* _What you should do_: Exactly repeat all the records below, omitting the images they hold.
** start of Data provided **
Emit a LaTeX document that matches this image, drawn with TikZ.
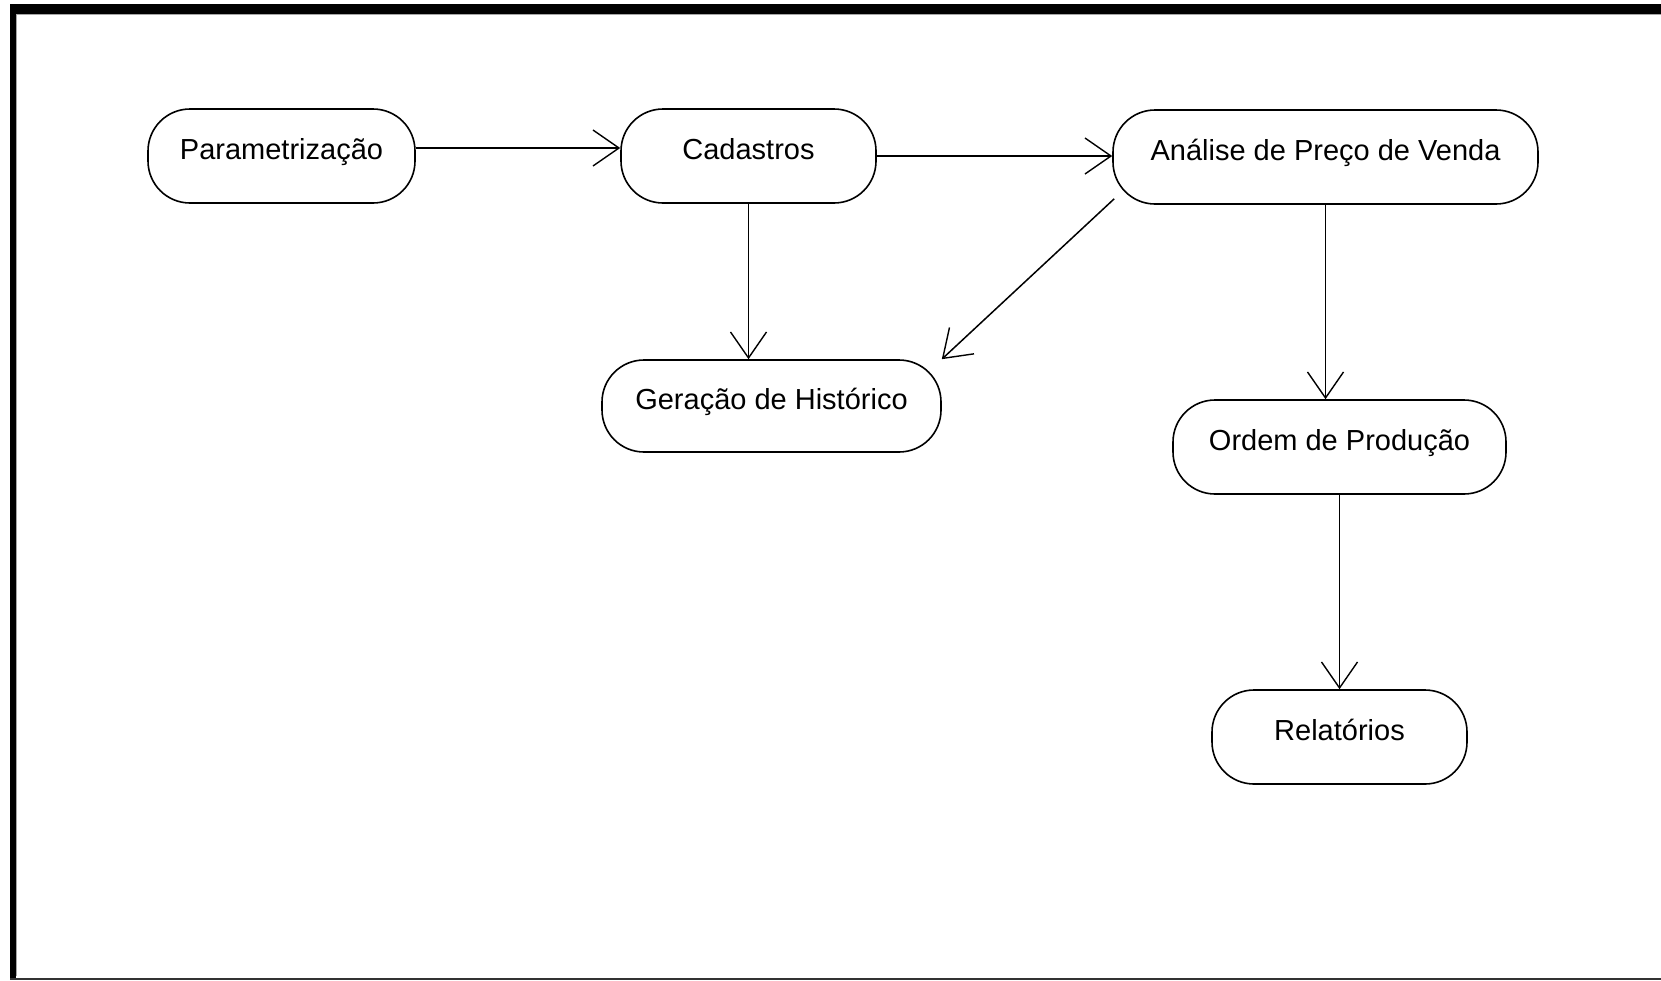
\documentclass[tikz,border=0pt]{standalone}
\usepackage{fontspec}
\setmainfont{Liberation Sans}
\usetikzlibrary{arrows.meta}
\begin{document}
\begin{tikzpicture}[x=1pt,y=-1pt,
  act/.style={draw=black, line width=1.6pt, rounded corners=42pt, fill=white,
    inner sep=0pt, minimum height=94pt, text height=21pt, text depth=15pt,
    font=\fontsize{29}{30}\selectfont},
  flow/.style={line width=1.5pt, -{Straight Barb[length=26pt,width=36pt,line width=1.4pt]}}]
\useasboundingbox (0,0) rectangle (1661,980);
\fill[white] (0,0) rectangle (1661,980);
% frame
\fill[black] (10,4) rectangle (1661,13.5);
\fill[black] (10,4) rectangle (15.5,980);
\fill[black!80] (10,977.5) rectangle (1661,980);
\draw[black!35, line width=1pt] (16,14.5) -- (1661,14.5);
\draw[black!35, line width=1pt] (16.5,14.5) -- (16.5,976);
% nodes
\node[act, minimum width=267pt] (P) at (281.5,156) {Parametrização};
\node[act, minimum width=255pt] (C) at (748.5,156) {Cadastros};
\node[act, minimum width=425pt] (A) at (1325.5,157) {Análise de Preço de Venda};
\node[act, minimum width=339pt, minimum height=92pt] (G) at (771.5,406) {Geração de Histórico};
\node[act, minimum width=333pt] (O) at (1339.5,447) {Ordem de Produção};
\node[act, minimum width=255pt] (R) at (1339.5,737) {Relatórios};
% connectors
\draw[flow] ([yshift=8pt]P.east) -- ([yshift=8pt]C.west);
\draw[flow] (C.east) -- (C.east -| A.west);
\draw[flow] (C.south) -- (C.south |- G.north);
\draw[flow] ([xshift=2pt,yshift=6pt]A.south west) -- (G.north east);
\draw[flow] (A.south) -- (A.south |- O.north);
\draw[flow] (O.south) -- (R.north);
\end{tikzpicture}
\end{document}
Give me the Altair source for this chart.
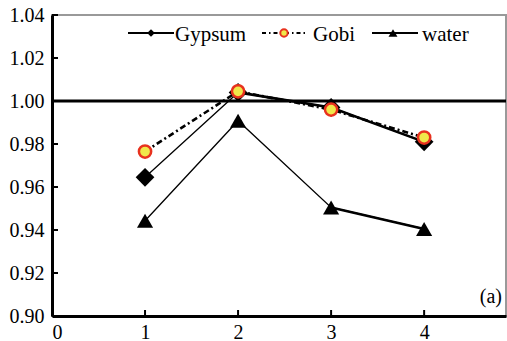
import altair as alt
import pandas as pd

# Measured ratios at positions 1-4
positions = [1, 2, 3, 4]
gypsum = [0.9645, 1.004, 0.997, 0.981]
gobi = [0.9765, 1.0045, 0.996, 0.983]
water = [0.9443, 0.9908, 0.9505, 0.9405]

x_ticks = [0, 1, 2, 3, 4]
y_ticks = [0.90, 0.92, 0.94, 0.96, 0.98, 1.00, 1.02, 1.04]
reference_level = 1.00
panel_tag = "(a)"

series_names = ["Gypsum", "Gobi", "water"]

rows = []
for name, vals in zip(series_names, [gypsum, gobi, water]):
    for p, v in zip(positions, vals):
        rows.append({"pos": p, "value": v, "series": name})
df = pd.DataFrame(rows)

FONT = "Liberation Serif"
W, H = 454, 301
x_scale = alt.Scale(domain=[0, 4.88], nice=False, zero=False)
y_scale = alt.Scale(domain=[0.90, 1.04], nice=False, zero=False)

x_axis = alt.Axis(values=x_ticks, format="d", title=None, grid=False,
                  tickSize=0, domainColor="black", domainWidth=3,
                  labelFont=FONT, labelFontSize=20, labelColor="black",
                  labelPadding=6, zindex=2)
y_axis = alt.Axis(values=y_ticks, format=".2f", title=None, grid=False,
                  tickSize=0, domainColor="black", domainWidth=3,
                  labelFont=FONT, labelFontSize=20, labelColor="black",
                  labelPadding=8, zindex=2)

base = alt.Chart(df)
X = alt.X("pos:Q", scale=x_scale, axis=x_axis)
Y = alt.Y("value:Q", scale=y_scale, axis=y_axis)


def series(name):
    return base.transform_filter(alt.datum.series == name)


# reference line at 1.00
ref = alt.Chart(pd.DataFrame({"level": [reference_level]})).mark_rule(
    color="black", strokeWidth=3
).encode(y=alt.Y("level:Q", scale=y_scale, axis=y_axis))

# inward tick marks
y_tick_marks = alt.Chart(pd.DataFrame({"t": y_ticks})).mark_rule(
    color="black", strokeWidth=2
).encode(y=alt.Y("t:Q", scale=y_scale, axis=y_axis),
         x=alt.value(0), x2=alt.value(6))
x_tick_marks = alt.Chart(pd.DataFrame({"t": x_ticks[1:]})).mark_rule(
    color="black", strokeWidth=2
).encode(x=alt.X("t:Q", scale=x_scale, axis=x_axis),
         y=alt.value(H), y2=alt.value(H - 6))

gobi_line = series("Gobi").mark_line(
    color="black", strokeWidth=2.6, strokeDash=[6, 3, 2, 3]
).encode(x=X, y=Y)

gyp_thin = series("Gypsum").mark_line(color="black", strokeWidth=1.3).encode(x=X, y=Y)
gyp_thick = series("Gypsum").transform_filter(alt.datum.pos >= 2).mark_line(
    color="black", strokeWidth=2.6).encode(x=X, y=Y)

water_thin = series("water").mark_line(color="black", strokeWidth=1.3).encode(x=X, y=Y)
water_thick = series("water").transform_filter(alt.datum.pos >= 3).mark_line(
    color="black", strokeWidth=2.6).encode(x=X, y=Y)

gyp_pts = series("Gypsum").mark_point(
    shape="diamond", filled=True, color="black", size=350, opacity=1
).encode(x=X, y=Y)
water_pts = series("water").mark_point(
    shape="triangle-up", filled=True, color="black", size=260, opacity=1
).encode(x=X, y=Y)
gobi_pts = series("Gobi").mark_point(
    shape="circle", filled=True, fill="#f0e84a", stroke="#e8321e",
    strokeWidth=2.5, size=150, opacity=1
).encode(x=X, y=Y)

# legend drawn along the top of the panel
one = pd.DataFrame({"k": [0]})
LY = 18


def legend_entry(x0, x1, xm, label, tx, marker, dash=None):
    line_kw = dict(color="black", strokeWidth=2)
    if dash:
        line_kw["strokeDash"] = dash
    ln = alt.Chart(one).mark_rule(**line_kw).encode(
        x=alt.value(x0), x2=alt.value(x1), y=alt.value(LY))
    mk = alt.Chart(one).mark_point(opacity=1, **marker).encode(
        x=alt.value(xm), y=alt.value(LY))
    tx_mark = alt.Chart(one).mark_text(
        text=label, font=FONT, fontSize=21, align="left",
        baseline="alphabetic", color="black"
    ).encode(x=alt.value(tx), y=alt.value(LY + 8))
    return [ln, mk, tx_mark]


legend_layers = []
legend_layers += legend_entry(76, 122, 99, "Gypsum", 123,
                              dict(shape="diamond", filled=True, color="black", size=60))
legend_layers += legend_entry(210, 256, 232, "Gobi", 261,
                              dict(shape="circle", filled=True, fill="#f0e84a",
                                   stroke="#e8321e", strokeWidth=2, size=55),
                              dash=[4, 3, 1.5, 3])
legend_layers += legend_entry(320, 366, 341, "water", 370,
                              dict(shape="triangle-up", filled=True, color="black", size=80))

tag = alt.Chart(one).mark_text(
    text=panel_tag, font=FONT, fontSize=20, align="right",
    baseline="alphabetic", color="black"
).encode(x=alt.value(W - 4), y=alt.value(H - 13))

chart = alt.layer(
    ref, y_tick_marks, x_tick_marks,
    gobi_line, gyp_thin, gyp_thick, water_thin, water_thick,
    gyp_pts, water_pts, gobi_pts,
    *legend_layers, tag
).properties(
    width=W, height=H,
    autosize=alt.AutoSizeParams(type="none"),
    padding={"left": 52, "top": 15, "right": 1, "bottom": 25},
    background="white",
).configure_view(
    stroke="#999999", strokeWidth=2
)

chart.save("out.html", embed_options={"renderer": "svg", "actions": False})
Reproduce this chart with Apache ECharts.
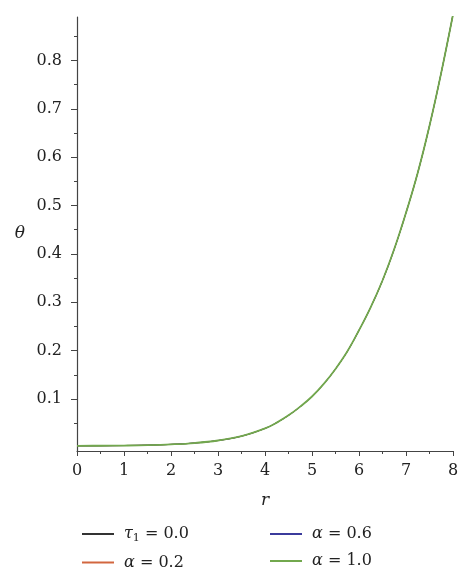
** end of Data provided **
* _Solution to this task_:
Emit a LaTeX document that matches this image, drawn with TikZ.
\documentclass[tikz,border=0pt]{standalone}
\usepackage{fontspec}
\setmainfont{Liberation Sans}
\usetikzlibrary{arrows.meta}
\begin{document}
\begin{tikzpicture}[x=1pt,y=-1pt,
  act/.style={draw=black, line width=1.6pt, rounded corners=42pt, fill=white,
    inner sep=0pt, minimum height=94pt, text height=21pt, text depth=15pt,
    font=\fontsize{29}{30}\selectfont},
  flow/.style={line width=1.5pt, -{Straight Barb[length=26pt,width=36pt,line width=1.4pt]}}]
\useasboundingbox (0,0) rectangle (1661,980);
\fill[white] (0,0) rectangle (1661,980);
% frame
\fill[black] (10,4) rectangle (1661,13.5);
\fill[black] (10,4) rectangle (15.5,980);
\fill[black!80] (10,977.5) rectangle (1661,980);
\draw[black!35, line width=1pt] (16,14.5) -- (1661,14.5);
\draw[black!35, line width=1pt] (16.5,14.5) -- (16.5,976);
% nodes
\node[act, minimum width=267pt] (P) at (281.5,156) {Parametrização};
\node[act, minimum width=255pt] (C) at (748.5,156) {Cadastros};
\node[act, minimum width=425pt] (A) at (1325.5,157) {Análise de Preço de Venda};
\node[act, minimum width=339pt, minimum height=92pt] (G) at (771.5,406) {Geração de Histórico};
\node[act, minimum width=333pt] (O) at (1339.5,447) {Ordem de Produção};
\node[act, minimum width=255pt] (R) at (1339.5,737) {Relatórios};
% connectors
\draw[flow] ([yshift=8pt]P.east) -- ([yshift=8pt]C.west);
\draw[flow] (C.east) -- (C.east -| A.west);
\draw[flow] (C.south) -- (C.south |- G.north);
\draw[flow] ([xshift=2pt,yshift=6pt]A.south west) -- (G.north east);
\draw[flow] (A.south) -- (A.south |- O.north);
\draw[flow] (O.south) -- (R.north);
\end{tikzpicture}
\end{document}
Give me the Altair source for this chart.
import altair as alt
import pandas as pd

# Measured ratios at positions 1-4
positions = [1, 2, 3, 4]
gypsum = [0.9645, 1.004, 0.997, 0.981]
gobi = [0.9765, 1.0045, 0.996, 0.983]
water = [0.9443, 0.9908, 0.9505, 0.9405]

x_ticks = [0, 1, 2, 3, 4]
y_ticks = [0.90, 0.92, 0.94, 0.96, 0.98, 1.00, 1.02, 1.04]
reference_level = 1.00
panel_tag = "(a)"

series_names = ["Gypsum", "Gobi", "water"]

rows = []
for name, vals in zip(series_names, [gypsum, gobi, water]):
    for p, v in zip(positions, vals):
        rows.append({"pos": p, "value": v, "series": name})
df = pd.DataFrame(rows)

FONT = "Liberation Serif"
W, H = 454, 301
x_scale = alt.Scale(domain=[0, 4.88], nice=False, zero=False)
y_scale = alt.Scale(domain=[0.90, 1.04], nice=False, zero=False)

x_axis = alt.Axis(values=x_ticks, format="d", title=None, grid=False,
                  tickSize=0, domainColor="black", domainWidth=3,
                  labelFont=FONT, labelFontSize=20, labelColor="black",
                  labelPadding=6, zindex=2)
y_axis = alt.Axis(values=y_ticks, format=".2f", title=None, grid=False,
                  tickSize=0, domainColor="black", domainWidth=3,
                  labelFont=FONT, labelFontSize=20, labelColor="black",
                  labelPadding=8, zindex=2)

base = alt.Chart(df)
X = alt.X("pos:Q", scale=x_scale, axis=x_axis)
Y = alt.Y("value:Q", scale=y_scale, axis=y_axis)


def series(name):
    return base.transform_filter(alt.datum.series == name)


# reference line at 1.00
ref = alt.Chart(pd.DataFrame({"level": [reference_level]})).mark_rule(
    color="black", strokeWidth=3
).encode(y=alt.Y("level:Q", scale=y_scale, axis=y_axis))

# inward tick marks
y_tick_marks = alt.Chart(pd.DataFrame({"t": y_ticks})).mark_rule(
    color="black", strokeWidth=2
).encode(y=alt.Y("t:Q", scale=y_scale, axis=y_axis),
         x=alt.value(0), x2=alt.value(6))
x_tick_marks = alt.Chart(pd.DataFrame({"t": x_ticks[1:]})).mark_rule(
    color="black", strokeWidth=2
).encode(x=alt.X("t:Q", scale=x_scale, axis=x_axis),
         y=alt.value(H), y2=alt.value(H - 6))

gobi_line = series("Gobi").mark_line(
    color="black", strokeWidth=2.6, strokeDash=[6, 3, 2, 3]
).encode(x=X, y=Y)

gyp_thin = series("Gypsum").mark_line(color="black", strokeWidth=1.3).encode(x=X, y=Y)
gyp_thick = series("Gypsum").transform_filter(alt.datum.pos >= 2).mark_line(
    color="black", strokeWidth=2.6).encode(x=X, y=Y)

water_thin = series("water").mark_line(color="black", strokeWidth=1.3).encode(x=X, y=Y)
water_thick = series("water").transform_filter(alt.datum.pos >= 3).mark_line(
    color="black", strokeWidth=2.6).encode(x=X, y=Y)

gyp_pts = series("Gypsum").mark_point(
    shape="diamond", filled=True, color="black", size=350, opacity=1
).encode(x=X, y=Y)
water_pts = series("water").mark_point(
    shape="triangle-up", filled=True, color="black", size=260, opacity=1
).encode(x=X, y=Y)
gobi_pts = series("Gobi").mark_point(
    shape="circle", filled=True, fill="#f0e84a", stroke="#e8321e",
    strokeWidth=2.5, size=150, opacity=1
).encode(x=X, y=Y)

# legend drawn along the top of the panel
one = pd.DataFrame({"k": [0]})
LY = 18


def legend_entry(x0, x1, xm, label, tx, marker, dash=None):
    line_kw = dict(color="black", strokeWidth=2)
    if dash:
        line_kw["strokeDash"] = dash
    ln = alt.Chart(one).mark_rule(**line_kw).encode(
        x=alt.value(x0), x2=alt.value(x1), y=alt.value(LY))
    mk = alt.Chart(one).mark_point(opacity=1, **marker).encode(
        x=alt.value(xm), y=alt.value(LY))
    tx_mark = alt.Chart(one).mark_text(
        text=label, font=FONT, fontSize=21, align="left",
        baseline="alphabetic", color="black"
    ).encode(x=alt.value(tx), y=alt.value(LY + 8))
    return [ln, mk, tx_mark]


legend_layers = []
legend_layers += legend_entry(76, 122, 99, "Gypsum", 123,
                              dict(shape="diamond", filled=True, color="black", size=60))
legend_layers += legend_entry(210, 256, 232, "Gobi", 261,
                              dict(shape="circle", filled=True, fill="#f0e84a",
                                   stroke="#e8321e", strokeWidth=2, size=55),
                              dash=[4, 3, 1.5, 3])
legend_layers += legend_entry(320, 366, 341, "water", 370,
                              dict(shape="triangle-up", filled=True, color="black", size=80))

tag = alt.Chart(one).mark_text(
    text=panel_tag, font=FONT, fontSize=20, align="right",
    baseline="alphabetic", color="black"
).encode(x=alt.value(W - 4), y=alt.value(H - 13))

chart = alt.layer(
    ref, y_tick_marks, x_tick_marks,
    gobi_line, gyp_thin, gyp_thick, water_thin, water_thick,
    gyp_pts, water_pts, gobi_pts,
    *legend_layers, tag
).properties(
    width=W, height=H,
    autosize=alt.AutoSizeParams(type="none"),
    padding={"left": 52, "top": 15, "right": 1, "bottom": 25},
    background="white",
).configure_view(
    stroke="#999999", strokeWidth=2
)

chart.save("out.html", embed_options={"renderer": "svg", "actions": False})
Reproduce this chart with Apache ECharts.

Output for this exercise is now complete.